To find the center of the circle, we compare the given equation with the standard form. The coordinates of the center are (h, k). In the standard form, 'h' is subtracted from 'x' and 'k' is subtracted from 'y'.

From our example equation, $$(x - 3)^2$$, we can see that $$h = 3$$.

From our example equation, $$(y + 2)^2$$, we can rewrite $$(y + 2)^2$$ as $$(y - (-2))^2$$. This shows us that $$k = -2$$.

Therefore, the coordinates of the center (h, k) for the given circle are:

$$\text{Center} = (3, -2)$$

**step3 Determine the Radius of the Circle**

The right side of the standard form equation, $$r^2$$, represents the square of the radius. To find the radius, we need to take the square root of this value.

In our example equation, the value on the right side is $$25$$. This means $$r^2 = 25$$.

To find 'r', we take the square root of 25.

$$r = \sqrt{25}$$

Therefore, the radius 'r' for the given circle is:

$$r = 5$$

Alternative answer

Answer: An example of a circle's equation in standard form is: $(x - 3)^2 + (y + 2)^2 = 25$

For this circle:
Center: $(3, -2)$
Radius: $5$ Explain
This is a question about the standard form of a circle's equation, which helps us easily find its center and radius . The solving step is:

First, the standard form of a circle's equation looks like this: $(x - h)^2 + (y - k)^2 = r^2$.
* The point $(h, k)$ is the center of the circle.
* The number $r$ is the radius of the circle.

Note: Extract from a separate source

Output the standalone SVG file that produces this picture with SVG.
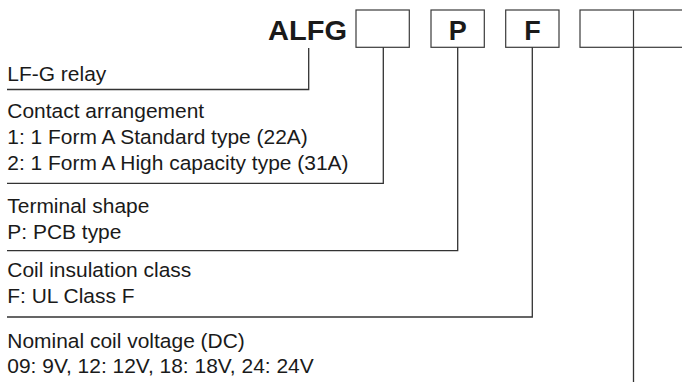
<svg xmlns="http://www.w3.org/2000/svg" width="682" height="383" viewBox="0 0 682 383">
  <style>
    .box { fill: #ffffff; stroke: #3a3a3a; stroke-width: 1.2; }
    .conn { fill: none; stroke: #333333; stroke-width: 1.3; }
    .code { font-family: "Liberation Sans", Arial, sans-serif; font-weight: bold; fill: #1a1a1a; }
    .lbl { font-family: "Liberation Sans", Arial, sans-serif; font-size: 19.5px; fill: #1a1a1a; }
  </style>
  <rect x="0" y="0" width="682" height="383" fill="#ffffff"/>

  <g id="code-prefix">
    <text class="code" x="347" y="40" font-size="28" text-anchor="end" textLength="79" lengthAdjust="spacingAndGlyphs">ALFG</text>
  </g>
  <g id="box-contact">
    <rect class="box" x="356" y="10" width="53.3" height="37.3"/>
  </g>
  <g id="box-terminal">
    <rect class="box" x="431" y="10" width="53.3" height="37.3"/>
    <text class="code" x="457.7" y="40" font-size="27" text-anchor="middle">P</text>
  </g>
  <g id="box-insulation">
    <rect class="box" x="505.7" y="10" width="53.3" height="37.3"/>
    <text class="code" x="532.5" y="40" font-size="27" text-anchor="middle">F</text>
  </g>
  <g id="box-voltage">
    <rect class="box" x="580" y="10" width="110" height="37.3"/>
    <line class="box" x1="633.5" y1="10" x2="633.5" y2="47.3"/>
  </g>

  <g id="connectors">
    <polyline class="conn" points="308.7,48 308.7,89.5 7,89.5"/>
    <polyline class="conn" points="383.3,47.3 383.3,183.3 7,183.3"/>
    <polyline class="conn" points="457.7,47.3 457.7,250.7 7,250.7"/>
    <polyline class="conn" points="532.3,47.3 532.3,317 7,317"/>
    <line class="conn" x1="633.5" y1="47.3" x2="633.5" y2="382"/>
  </g>

  <g transform="scale(1.075 1)">
    <g id="label-relay">
      <text class="lbl" x="6.8" y="81">LF-G relay</text>
    </g>
    <g id="label-contact">
      <text class="lbl" x="6.8" y="118.5">Contact arrangement</text>
      <text class="lbl" x="6.8" y="144.2">1: 1 Form A Standard type (22A)</text>
      <text class="lbl" x="6.8" y="170">2: 1 Form A High capacity type (31A)</text>
    </g>
    <g id="label-terminal">
      <text class="lbl" x="6.8" y="213.3">Terminal shape</text>
      <text class="lbl" x="6.8" y="239">P: PCB type</text>
    </g>
    <g id="label-insulation">
      <text class="lbl" x="6.8" y="277.3">Coil insulation class</text>
      <text class="lbl" x="6.8" y="303.3">F: UL Class F</text>
    </g>
    <g id="label-voltage">
      <text class="lbl" x="6.8" y="348.3">Nominal coil voltage (DC)</text>
      <text class="lbl" x="6.8" y="373.3">09: 9V, 12: 12V, 18: 18V, 24: 24V</text>
    </g>
  </g>
</svg>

So, for my example equation: $(x - 3)^2 + (y + 2)^2 = 25$

1. **Finding the Center:**
* I look at the part with $x$: $(x - 3)^2$. This means $h$ is $3$.
* I look at the part with $y$: $(y + 2)^2$. Since the formula has $(y - k)^2$, I think of $(y + 2)$ as $(y - (-2))$. So, $k$ is $-2$.
* Putting them together, the center is $(3, -2)$.

2. **Finding the Radius:**
* I look at the number on the right side of the equation: $25$. This number is $r^2$.
* To find $r$, I just need to find the square root of $25$.
* The square root of $25$ is $5$. So, the radius is $5$.

Alternative answer

Answer: An example of a circle's equation in standard form is: $(x-2)^2 + (y+3)^2 = 16$.
For this circle:
Center: $(2, -3)$
Radius: $4$ Explain
This is a question about the standard form equation of a circle, which helps us find its center and radius . The solving step is:

First, I picked an example of a circle's equation in standard form. The standard form looks like this: $(x-h)^2 + (y-k)^2 = r^2$.
* The 'h' and 'k' parts tell us where the center of the circle is, at point $(h, k)$.
* The 'r' part (after it's been squared, $r^2$) tells us the radius of the circle.

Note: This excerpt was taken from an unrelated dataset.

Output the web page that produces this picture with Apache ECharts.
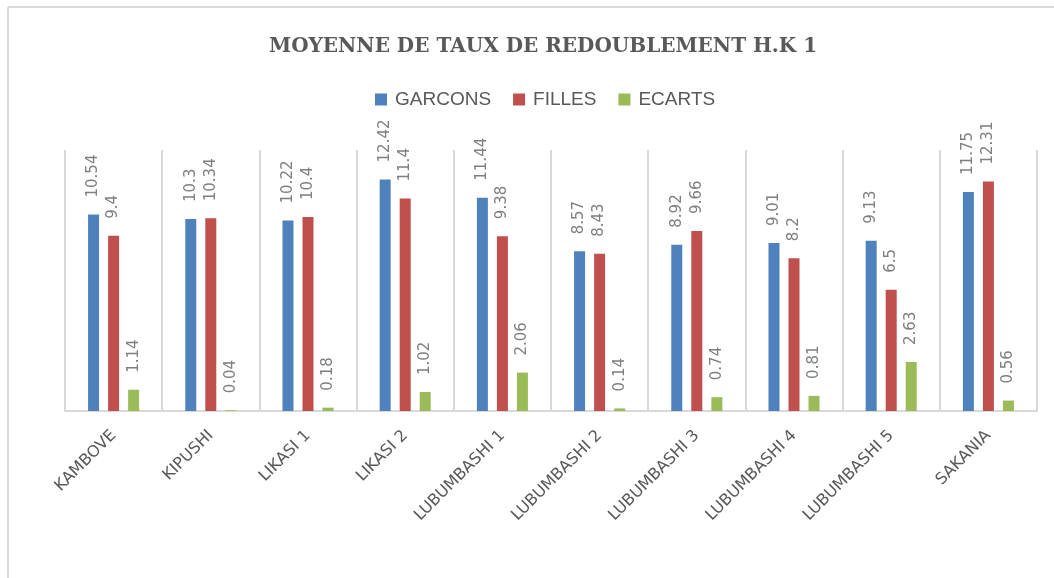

My example is: $(x-2)^2 + (y+3)^2 = 16$.

1. **Finding the Center:**
* I look at the part with 'x': $(x-2)^2$. It's $(x-h)^2$, so $h$ must be $2$.
* I look at the part with 'y': $(y+3)^2$. This is a bit tricky because the standard form has $(y-k)^2$. If it's $(y+3)^2$, it's like $(y - (-3))^2$. So, $k$ must be $-3$.
* So, the center of the circle is at the point $(2, -3)$.

2. **Finding the Radius:**
* The right side of the equation is $16$. In the standard form, this is $r^2$.
* So, $r^2 = 16$.
* To find $r$ (the radius), I need to think: what number times itself equals $16$? That's $4$, because $4 \times 4 = 16$.
* So, the radius of the circle is $4$.

Alternative answer

Answer: An example of a circle's equation in standard form is: $(x - 2)^2 + (y + 3)^2 = 25$.

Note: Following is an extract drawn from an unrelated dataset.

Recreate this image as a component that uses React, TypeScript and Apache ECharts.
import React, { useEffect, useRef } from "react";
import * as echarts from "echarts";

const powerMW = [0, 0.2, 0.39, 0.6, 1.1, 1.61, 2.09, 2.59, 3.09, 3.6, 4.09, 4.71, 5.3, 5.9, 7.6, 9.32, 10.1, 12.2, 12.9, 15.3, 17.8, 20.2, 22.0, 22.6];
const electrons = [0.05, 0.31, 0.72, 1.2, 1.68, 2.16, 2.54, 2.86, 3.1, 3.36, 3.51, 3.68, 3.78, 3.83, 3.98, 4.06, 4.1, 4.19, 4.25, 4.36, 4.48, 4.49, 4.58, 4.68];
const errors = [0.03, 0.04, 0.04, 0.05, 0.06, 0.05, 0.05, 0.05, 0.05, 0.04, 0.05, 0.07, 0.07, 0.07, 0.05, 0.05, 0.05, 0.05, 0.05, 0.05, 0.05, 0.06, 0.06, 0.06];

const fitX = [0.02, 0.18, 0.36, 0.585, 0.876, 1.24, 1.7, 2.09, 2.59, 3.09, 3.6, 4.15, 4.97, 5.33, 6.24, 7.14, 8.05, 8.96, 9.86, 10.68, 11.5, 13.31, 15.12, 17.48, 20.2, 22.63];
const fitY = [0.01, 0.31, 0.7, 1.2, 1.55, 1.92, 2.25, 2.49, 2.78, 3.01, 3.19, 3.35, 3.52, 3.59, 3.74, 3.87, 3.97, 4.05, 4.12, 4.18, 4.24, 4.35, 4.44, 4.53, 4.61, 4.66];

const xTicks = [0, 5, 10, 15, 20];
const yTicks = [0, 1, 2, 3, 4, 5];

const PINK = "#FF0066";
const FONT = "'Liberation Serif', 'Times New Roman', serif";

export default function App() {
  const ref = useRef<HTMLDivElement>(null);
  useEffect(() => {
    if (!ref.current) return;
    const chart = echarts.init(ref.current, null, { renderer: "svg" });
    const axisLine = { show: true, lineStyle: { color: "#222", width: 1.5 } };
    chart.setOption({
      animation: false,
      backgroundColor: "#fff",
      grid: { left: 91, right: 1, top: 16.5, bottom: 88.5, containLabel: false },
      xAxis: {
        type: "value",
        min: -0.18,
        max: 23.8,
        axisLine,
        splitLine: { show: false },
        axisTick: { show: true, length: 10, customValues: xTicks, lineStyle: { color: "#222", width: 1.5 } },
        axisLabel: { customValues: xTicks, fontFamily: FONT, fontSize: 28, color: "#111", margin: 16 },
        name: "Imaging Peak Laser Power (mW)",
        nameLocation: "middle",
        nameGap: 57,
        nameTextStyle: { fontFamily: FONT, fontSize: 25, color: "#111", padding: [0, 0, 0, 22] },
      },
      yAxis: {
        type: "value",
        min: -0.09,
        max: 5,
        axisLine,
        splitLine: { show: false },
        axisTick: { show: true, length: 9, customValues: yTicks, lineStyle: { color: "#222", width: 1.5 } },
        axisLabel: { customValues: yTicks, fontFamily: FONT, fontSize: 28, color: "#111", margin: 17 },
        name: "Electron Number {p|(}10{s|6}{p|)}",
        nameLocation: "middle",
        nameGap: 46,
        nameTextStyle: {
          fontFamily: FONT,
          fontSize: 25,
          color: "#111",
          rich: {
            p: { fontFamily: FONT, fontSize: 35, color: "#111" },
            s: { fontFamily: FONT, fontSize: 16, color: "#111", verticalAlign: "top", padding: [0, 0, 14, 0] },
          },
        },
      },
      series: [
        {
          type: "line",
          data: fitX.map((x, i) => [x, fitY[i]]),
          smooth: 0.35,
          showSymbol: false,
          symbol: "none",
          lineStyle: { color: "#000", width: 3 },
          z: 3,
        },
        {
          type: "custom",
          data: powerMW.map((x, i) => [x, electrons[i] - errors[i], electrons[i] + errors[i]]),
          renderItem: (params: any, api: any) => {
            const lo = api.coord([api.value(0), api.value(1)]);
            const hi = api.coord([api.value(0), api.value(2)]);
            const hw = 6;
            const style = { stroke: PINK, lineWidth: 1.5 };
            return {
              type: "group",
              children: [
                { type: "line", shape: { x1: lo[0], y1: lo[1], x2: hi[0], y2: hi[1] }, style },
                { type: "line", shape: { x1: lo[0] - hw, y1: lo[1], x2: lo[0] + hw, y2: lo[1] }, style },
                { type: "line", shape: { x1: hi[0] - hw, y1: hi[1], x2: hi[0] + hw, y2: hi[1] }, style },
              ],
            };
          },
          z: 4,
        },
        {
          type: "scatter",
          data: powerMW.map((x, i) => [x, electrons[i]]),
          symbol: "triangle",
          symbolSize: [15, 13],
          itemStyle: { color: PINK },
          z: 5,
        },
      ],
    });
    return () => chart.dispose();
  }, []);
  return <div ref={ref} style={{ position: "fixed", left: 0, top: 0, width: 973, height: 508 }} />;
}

To find the center and radius for this circle:
* The center of the circle is $(2, -3)$.
* The radius of the circle is $5$. Explain
This is a question about the standard form of a circle's equation and how to identify its center and radius . The solving step is:

First, I remember that the standard form of a circle's equation is $(x - h)^2 + (y - k)^2 = r^2$.
* Here, $(h, k)$ represents the coordinates of the center of the circle.
* And $r$ represents the radius of the circle.

Now, let's look at my example equation: $(x - 2)^2 + (y + 3)^2 = 25$.

1. **Finding the Center (h, k):**
* Comparing $(x - 2)^2$ with $(x - h)^2$, I can see that $h = 2$.
* Comparing $(y + 3)^2$ with $(y - k)^2$, I need to be careful! Since it's $(y + 3)$, it's like $(y - (-3))$. So, $k = -3$.
* Therefore, the center of the circle is $(2, -3)$.

2. **Finding the Radius (r):**
* Comparing $25$ with $r^2$, I know that $r^2 = 25$.
* To find $r$, I just need to take the square root of $25$. The square root of $25$ is $5$.
* Therefore, the radius of the circle is $5$.